Give the listing again exactly, omitting its images.

COLLECTED DATA =
— begin —

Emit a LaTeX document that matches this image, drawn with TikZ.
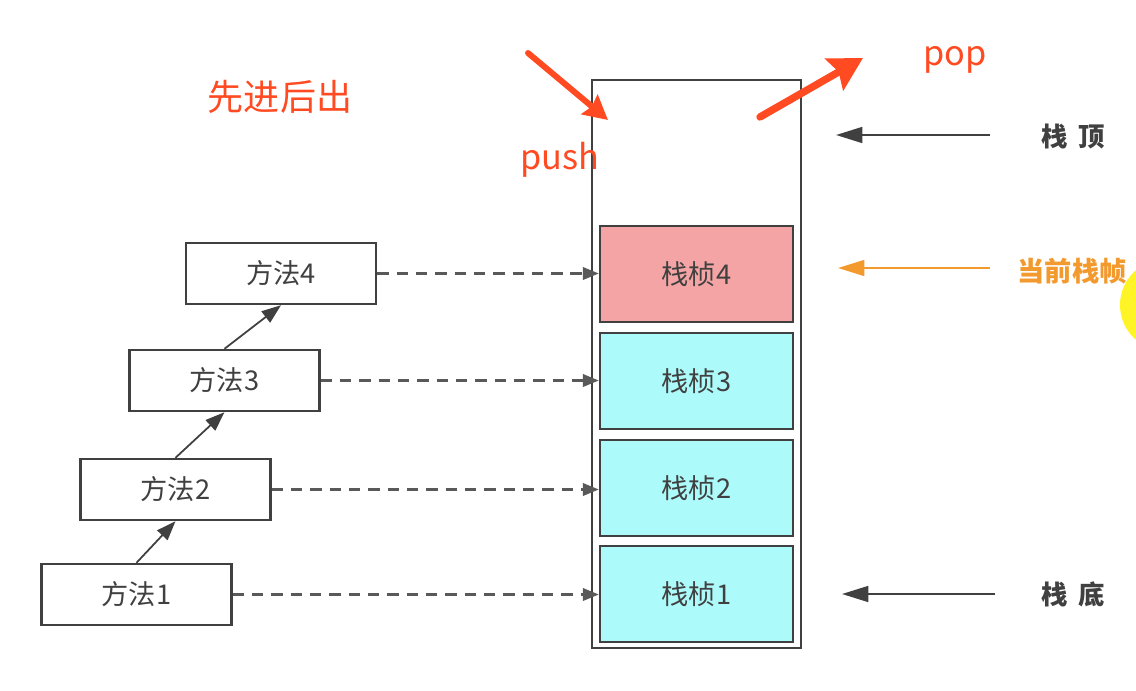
\documentclass[tikz,border=0pt]{standalone}
\usepackage{fontspec}
\setmainfont{Noto Sans CJK SC}
\usepackage{tikz}
\usetikzlibrary{arrows.meta, positioning, calc}

\definecolor{popred}{HTML}{FF4A22}
\definecolor{nowor}{HTML}{F39A2E}
\definecolor{framepink}{HTML}{F4A4A4}
\definecolor{framecyan}{HTML}{ADFAFA}
\definecolor{linegray}{HTML}{404040}

\tikzset{
  method/.style={draw=linegray, line width=1.4pt, fill=white, minimum width=3.8cm, minimum height=1.22cm, inner sep=0pt, font=\fontsize{15.5pt}{18pt}\selectfont, text=linegray},
  frame/.style={draw=linegray, line width=1.4pt, fill=framecyan, minimum width=3.86cm, minimum height=1.92cm, inner sep=0pt, font=\fontsize{15.5pt}{18pt}\selectfont, text=linegray},
  callto/.style={draw=linegray, line width=1pt, -{Triangle[length=11pt,width=8pt]}},
  linkto/.style={draw=gray!70!black, line width=1.4pt, dash pattern=on 6.5pt off 4.5pt, -{Triangle[length=9pt,width=7pt]}},
  marker/.style={line width=1.3pt, -{Triangle[length=15pt,width=9pt]}},
  pusharrow/.style={draw=popred, line width=3.4pt, line cap=round, -{Stealth[length=0.48cm,width=0.5cm,inset=0.06cm]}},
  poparrow/.style={draw=popred, line width=4.2pt, line cap=round, -{Stealth[length=0.66cm,width=0.72cm,inset=0.1cm]}},
  sidelabel/.style={font=\bfseries\fontsize{15pt}{17pt}\selectfont, text=linegray}
}

\begin{document}
\begin{tikzpicture}[x=0.02cm,y=-0.02cm]
\useasboundingbox (0,0) rectangle (1136,690);
\fill[white] (0,0) rectangle (1136,690);
% cursor highlight
\begin{scope}
\clip (0,0) rectangle (1136,690);
\fill[yellow!85!white] (1166,305) circle[radius=46];
\end{scope}
% The stack
\node[draw=linegray, line width=1.4pt, minimum width=4.18cm, minimum height=11.36cm, inner sep=0pt] (stack) at (696.5,364) {};
\node[frame, fill=framepink] (f4) at (696.5,274) {栈桢4};
\node[frame] (f3) at (696.5,381) {栈桢3};
\node[frame] (f2) at (696.5,488) {栈桢2};
\node[frame] (f1) at (696.5,594) {栈桢1};
% The methods
\node[method] (m4) at (281,273.5) {方法4};
\node[method] (m3) at (224.5,380.5) {方法3};
\node[method] (m2) at (175.5,489.5) {方法2};
\node[method] (m1) at (136.5,594.5) {方法1};
\draw[callto] (m1.north) -- (m2.south);
\draw[callto] (m2.north) -- (m3.south);
\draw[callto] (m3.north) -- (m4.south);
\foreach \i in {1,...,4}
  \draw[linkto] (m\i.east) -- (m\i.east -| f\i.west);
% Labels on the right
\node[sidelabel] (top) at (1073,137) {栈\hspace{0.4em}顶};
\node[sidelabel] (bottom) at (1073,594) {栈\hspace{0.4em}底};
\node[font=\bfseries\fontsize{15.5pt}{18pt}\selectfont, text=nowor] (now) at (1072,271) {当前栈帧};
\coordinate (topend) at (836,135);
\coordinate (topstart) at (990,135);
\coordinate (nowend) at (838,268);
\coordinate (nowstart) at (990,268);
\coordinate (botend) at (842,594);
\coordinate (botstart) at (995,594);
\draw[marker, linegray] (topstart) -- (topend);
\draw[marker, nowor] (nowstart) -- (nowend);
\draw[marker, linegray] (botstart) -- (botend);
% push and pop
\node[text=popred, font=\fontsize{20.5pt}{24pt}\selectfont] (rule) at (280,97) {先进后出};
\node[text=popred, font=\fontsize{19.5pt}{22pt}\selectfont] (push) at (560,160) {push};
\node[text=popred, font=\fontsize{19.5pt}{22pt}\selectfont] (pop) at (955,60) {pop};
\coordinate (pushfrom) at (528,53);
\coordinate (pushto) at (608,120);
\coordinate (popfrom) at (760,117);
\coordinate (popto) at (863,58);
\draw[pusharrow] (pushfrom) -- (pushto);
\draw[poparrow] (popfrom) -- (popto);
\end{tikzpicture}
\end{document}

— end —

TASK RESPONSE =
Emit a LaTeX document that matches this image, drawn with TikZ.
\documentclass[tikz,border=0pt]{standalone}
\usepackage{fontspec}
\setmainfont{Noto Sans CJK SC}
\usepackage{tikz}
\usetikzlibrary{arrows.meta, positioning, calc}

\definecolor{popred}{HTML}{FF4A22}
\definecolor{nowor}{HTML}{F39A2E}
\definecolor{framepink}{HTML}{F4A4A4}
\definecolor{framecyan}{HTML}{ADFAFA}
\definecolor{linegray}{HTML}{404040}

\tikzset{
  method/.style={draw=linegray, line width=1.4pt, fill=white, minimum width=3.8cm, minimum height=1.22cm, inner sep=0pt, font=\fontsize{15.5pt}{18pt}\selectfont, text=linegray},
  frame/.style={draw=linegray, line width=1.4pt, fill=framecyan, minimum width=3.86cm, minimum height=1.92cm, inner sep=0pt, font=\fontsize{15.5pt}{18pt}\selectfont, text=linegray},
  callto/.style={draw=linegray, line width=1pt, -{Triangle[length=11pt,width=8pt]}},
  linkto/.style={draw=gray!70!black, line width=1.4pt, dash pattern=on 6.5pt off 4.5pt, -{Triangle[length=9pt,width=7pt]}},
  marker/.style={line width=1.3pt, -{Triangle[length=15pt,width=9pt]}},
  pusharrow/.style={draw=popred, line width=3.4pt, line cap=round, -{Stealth[length=0.48cm,width=0.5cm,inset=0.06cm]}},
  poparrow/.style={draw=popred, line width=4.2pt, line cap=round, -{Stealth[length=0.66cm,width=0.72cm,inset=0.1cm]}},
  sidelabel/.style={font=\bfseries\fontsize{15pt}{17pt}\selectfont, text=linegray}
}

\begin{document}
\begin{tikzpicture}[x=0.02cm,y=-0.02cm]
\useasboundingbox (0,0) rectangle (1136,690);
\fill[white] (0,0) rectangle (1136,690);
% cursor highlight
\begin{scope}
\clip (0,0) rectangle (1136,690);
\fill[yellow!85!white] (1166,305) circle[radius=46];
\end{scope}
% The stack
\node[draw=linegray, line width=1.4pt, minimum width=4.18cm, minimum height=11.36cm, inner sep=0pt] (stack) at (696.5,364) {};
\node[frame, fill=framepink] (f4) at (696.5,274) {栈桢4};
\node[frame] (f3) at (696.5,381) {栈桢3};
\node[frame] (f2) at (696.5,488) {栈桢2};
\node[frame] (f1) at (696.5,594) {栈桢1};
% The methods
\node[method] (m4) at (281,273.5) {方法4};
\node[method] (m3) at (224.5,380.5) {方法3};
\node[method] (m2) at (175.5,489.5) {方法2};
\node[method] (m1) at (136.5,594.5) {方法1};
\draw[callto] (m1.north) -- (m2.south);
\draw[callto] (m2.north) -- (m3.south);
\draw[callto] (m3.north) -- (m4.south);
\foreach \i in {1,...,4}
  \draw[linkto] (m\i.east) -- (m\i.east -| f\i.west);
% Labels on the right
\node[sidelabel] (top) at (1073,137) {栈\hspace{0.4em}顶};
\node[sidelabel] (bottom) at (1073,594) {栈\hspace{0.4em}底};
\node[font=\bfseries\fontsize{15.5pt}{18pt}\selectfont, text=nowor] (now) at (1072,271) {当前栈帧};
\coordinate (topend) at (836,135);
\coordinate (topstart) at (990,135);
\coordinate (nowend) at (838,268);
\coordinate (nowstart) at (990,268);
\coordinate (botend) at (842,594);
\coordinate (botstart) at (995,594);
\draw[marker, linegray] (topstart) -- (topend);
\draw[marker, nowor] (nowstart) -- (nowend);
\draw[marker, linegray] (botstart) -- (botend);
% push and pop
\node[text=popred, font=\fontsize{20.5pt}{24pt}\selectfont] (rule) at (280,97) {先进后出};
\node[text=popred, font=\fontsize{19.5pt}{22pt}\selectfont] (push) at (560,160) {push};
\node[text=popred, font=\fontsize{19.5pt}{22pt}\selectfont] (pop) at (955,60) {pop};
\coordinate (pushfrom) at (528,53);
\coordinate (pushto) at (608,120);
\coordinate (popfrom) at (760,117);
\coordinate (popto) at (863,58);
\draw[pusharrow] (pushfrom) -- (pushto);
\draw[poparrow] (popfrom) -- (popto);
\end{tikzpicture}
\end{document}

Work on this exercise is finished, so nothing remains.